**Set task**
Output every line exactly as written. Leave out pictures.

....................

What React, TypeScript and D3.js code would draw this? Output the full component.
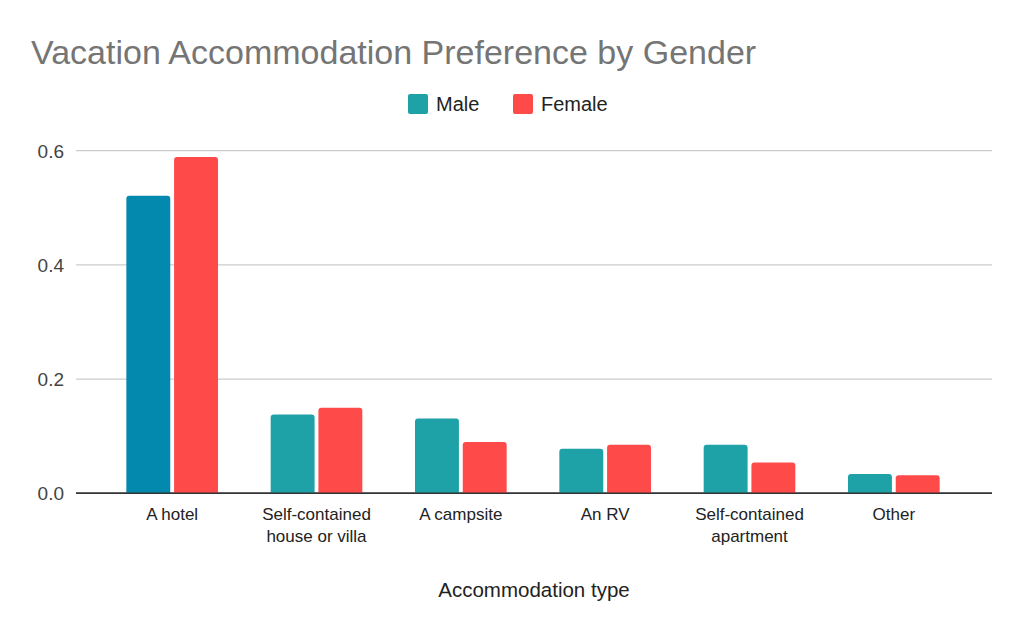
import { useEffect, useRef } from "react";
import * as d3 from "d3";

const categories = [
  ["A hotel"],
  ["Self-contained", "house or villa"],
  ["A campsite"],
  ["An RV"],
  ["Self-contained", "apartment"],
  ["Other"],
];
const series = ["Male", "Female"];
const maleValues = [0.521, 0.138, 0.131, 0.078, 0.085, 0.034];
const femaleValues = [0.589, 0.15, 0.09, 0.085, 0.054, 0.0315];
const yTicks = [0, 0.2, 0.4, 0.6];

const WIDTH = 1024;
const HEIGHT = 633;
const FONT = "'Liberation Sans', Arial, sans-serif";
const TEAL = "#1fa2a7";
const HOTEL_BLUE = "#0289ad";
const RED = "#ff4a4a";

// bar with only the top corners rounded
function topRounded(x: number, y: number, w: number, h: number, r: number) {
  const rr = Math.min(r, h, w / 2);
  return `M${x},${y + h}V${y + rr}Q${x},${y} ${x + rr},${y}H${x + w - rr}Q${x + w},${y} ${x + w},${y + rr}V${y + h}Z`;
}

export default function App() {
  const svgRef = useRef<SVGSVGElement | null>(null);

  useEffect(() => {
    if (!svgRef.current) return;
    const svg = d3.select(svgRef.current);
    svg.selectAll("*").remove();

    svg.append("rect").attr("width", WIDTH).attr("height", HEIGHT).attr("fill", "#fff");

    const keys = categories.map((c) => c.join(" "));
    const x0 = d3
      .scaleBand<string>()
      .domain(keys)
      .range([100, 966])
      .paddingInner(0.365)
      .paddingOuter(0.1825);
    const x1 = d3.scaleBand<string>().domain(series).range([0, x0.bandwidth()]).paddingInner(0.08);
    const y = d3.scaleLinear().domain([0, 0.6]).range([493.3, 150.7]);

    // title
    svg
      .append("text")
      .attr("x", 31)
      .attr("y", 64)
      .attr("font-family", FONT)
      .attr("font-size", 34)
      .attr("fill", "#757575")
      .text("Vacation Accommodation Preference by Gender");

    // legend
    const legend = svg.append("g").attr("font-family", FONT).attr("font-size", 20).attr("fill", "#222");
    const legendItems = [
      { name: series[0], color: TEAL, x: 408 },
      { name: series[1], color: RED, x: 513 },
    ];
    legendItems.forEach((it) => {
      legend
        .append("rect")
        .attr("x", it.x)
        .attr("y", 94)
        .attr("width", 20)
        .attr("height", 20)
        .attr("rx", 2)
        .attr("fill", it.color);
      legend
        .append("text")
        .attr("x", it.x + 28)
        .attr("y", 111)
        .text(it.name);
    });

    // grid + y labels
    const grid = svg.append("g");
    yTicks.forEach((t) => {
      grid
        .append("line")
        .attr("x1", 76)
        .attr("x2", 992)
        .attr("y1", y(t))
        .attr("y2", y(t))
        .attr("stroke", t === 0 ? "#333" : "#cccccc")
        .attr("stroke-width", t === 0 ? 1.5 : 1.2);
      grid
        .append("text")
        .attr("x", 64)
        .attr("y", y(t) + 7)
        .attr("text-anchor", "end")
        .attr("font-family", FONT)
        .attr("font-size", 19)
        .attr("fill", "#444")
        .text(d3.format(".1f")(t));
    });

    // bars
    const bars = svg.append("g");
    keys.forEach((k, i) => {
      const vals = [maleValues[i], femaleValues[i]];
      series.forEach((s, j) => {
        const bx = (x0(k) ?? 0) + (x1(s) ?? 0);
        const by = y(vals[j]);
        const color = j === 1 ? RED : i === 0 ? HOTEL_BLUE : TEAL;
        bars
          .append("path")
          .attr("d", topRounded(bx, by, x1.bandwidth(), y(0) - by, 3))
          .attr("fill", color);
      });
    });

    // redraw baseline on top of bars
    svg
      .append("line")
      .attr("x1", 76)
      .attr("x2", 992)
      .attr("y1", y(0))
      .attr("y2", y(0))
      .attr("stroke", "#333")
      .attr("stroke-width", 1.5);

    // category labels
    const catG = svg.append("g").attr("font-family", FONT).attr("font-size", 17).attr("fill", "#222");
    categories.forEach((lines, i) => {
      const cx = (x0(keys[i]) ?? 0) + x0.bandwidth() / 2;
      const txt = catG.append("text").attr("text-anchor", "middle");
      lines.forEach((ln, li) => {
        txt
          .append("tspan")
          .attr("x", cx)
          .attr("y", 520 + li * 22)
          .text(ln);
      });
    });

    svg
      .append("text")
      .attr("x", 534)
      .attr("y", 597)
      .attr("text-anchor", "middle")
      .attr("font-family", FONT)
      .attr("font-size", 20.5)
      .attr("fill", "#222")
      .text("Accommodation type");
  }, []);

  return (
    <div style={{ margin: -8 }}>
      <svg ref={svgRef} width={WIDTH} height={HEIGHT} style={{ display: "block" }} />
    </div>
  );
}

....................

**Response for this exercise**
What React, TypeScript and D3.js code would draw this? Output the full component.
import { useEffect, useRef } from "react";
import * as d3 from "d3";

const categories = [
  ["A hotel"],
  ["Self-contained", "house or villa"],
  ["A campsite"],
  ["An RV"],
  ["Self-contained", "apartment"],
  ["Other"],
];
const series = ["Male", "Female"];
const maleValues = [0.521, 0.138, 0.131, 0.078, 0.085, 0.034];
const femaleValues = [0.589, 0.15, 0.09, 0.085, 0.054, 0.0315];
const yTicks = [0, 0.2, 0.4, 0.6];

const WIDTH = 1024;
const HEIGHT = 633;
const FONT = "'Liberation Sans', Arial, sans-serif";
const TEAL = "#1fa2a7";
const HOTEL_BLUE = "#0289ad";
const RED = "#ff4a4a";

// bar with only the top corners rounded
function topRounded(x: number, y: number, w: number, h: number, r: number) {
  const rr = Math.min(r, h, w / 2);
  return `M${x},${y + h}V${y + rr}Q${x},${y} ${x + rr},${y}H${x + w - rr}Q${x + w},${y} ${x + w},${y + rr}V${y + h}Z`;
}

export default function App() {
  const svgRef = useRef<SVGSVGElement | null>(null);

  useEffect(() => {
    if (!svgRef.current) return;
    const svg = d3.select(svgRef.current);
    svg.selectAll("*").remove();

    svg.append("rect").attr("width", WIDTH).attr("height", HEIGHT).attr("fill", "#fff");

    const keys = categories.map((c) => c.join(" "));
    const x0 = d3
      .scaleBand<string>()
      .domain(keys)
      .range([100, 966])
      .paddingInner(0.365)
      .paddingOuter(0.1825);
    const x1 = d3.scaleBand<string>().domain(series).range([0, x0.bandwidth()]).paddingInner(0.08);
    const y = d3.scaleLinear().domain([0, 0.6]).range([493.3, 150.7]);

    // title
    svg
      .append("text")
      .attr("x", 31)
      .attr("y", 64)
      .attr("font-family", FONT)
      .attr("font-size", 34)
      .attr("fill", "#757575")
      .text("Vacation Accommodation Preference by Gender");

    // legend
    const legend = svg.append("g").attr("font-family", FONT).attr("font-size", 20).attr("fill", "#222");
    const legendItems = [
      { name: series[0], color: TEAL, x: 408 },
      { name: series[1], color: RED, x: 513 },
    ];
    legendItems.forEach((it) => {
      legend
        .append("rect")
        .attr("x", it.x)
        .attr("y", 94)
        .attr("width", 20)
        .attr("height", 20)
        .attr("rx", 2)
        .attr("fill", it.color);
      legend
        .append("text")
        .attr("x", it.x + 28)
        .attr("y", 111)
        .text(it.name);
    });

    // grid + y labels
    const grid = svg.append("g");
    yTicks.forEach((t) => {
      grid
        .append("line")
        .attr("x1", 76)
        .attr("x2", 992)
        .attr("y1", y(t))
        .attr("y2", y(t))
        .attr("stroke", t === 0 ? "#333" : "#cccccc")
        .attr("stroke-width", t === 0 ? 1.5 : 1.2);
      grid
        .append("text")
        .attr("x", 64)
        .attr("y", y(t) + 7)
        .attr("text-anchor", "end")
        .attr("font-family", FONT)
        .attr("font-size", 19)
        .attr("fill", "#444")
        .text(d3.format(".1f")(t));
    });

    // bars
    const bars = svg.append("g");
    keys.forEach((k, i) => {
      const vals = [maleValues[i], femaleValues[i]];
      series.forEach((s, j) => {
        const bx = (x0(k) ?? 0) + (x1(s) ?? 0);
        const by = y(vals[j]);
        const color = j === 1 ? RED : i === 0 ? HOTEL_BLUE : TEAL;
        bars
          .append("path")
          .attr("d", topRounded(bx, by, x1.bandwidth(), y(0) - by, 3))
          .attr("fill", color);
      });
    });

    // redraw baseline on top of bars
    svg
      .append("line")
      .attr("x1", 76)
      .attr("x2", 992)
      .attr("y1", y(0))
      .attr("y2", y(0))
      .attr("stroke", "#333")
      .attr("stroke-width", 1.5);

    // category labels
    const catG = svg.append("g").attr("font-family", FONT).attr("font-size", 17).attr("fill", "#222");
    categories.forEach((lines, i) => {
      const cx = (x0(keys[i]) ?? 0) + x0.bandwidth() / 2;
      const txt = catG.append("text").attr("text-anchor", "middle");
      lines.forEach((ln, li) => {
        txt
          .append("tspan")
          .attr("x", cx)
          .attr("y", 520 + li * 22)
          .text(ln);
      });
    });

    svg
      .append("text")
      .attr("x", 534)
      .attr("y", 597)
      .attr("text-anchor", "middle")
      .attr("font-family", FONT)
      .attr("font-size", 20.5)
      .attr("fill", "#222")
      .text("Accommodation type");
  }, []);

  return (
    <div style={{ margin: -8 }}>
      <svg ref={svgRef} width={WIDTH} height={HEIGHT} style={{ display: "block" }} />
    </div>
  );
}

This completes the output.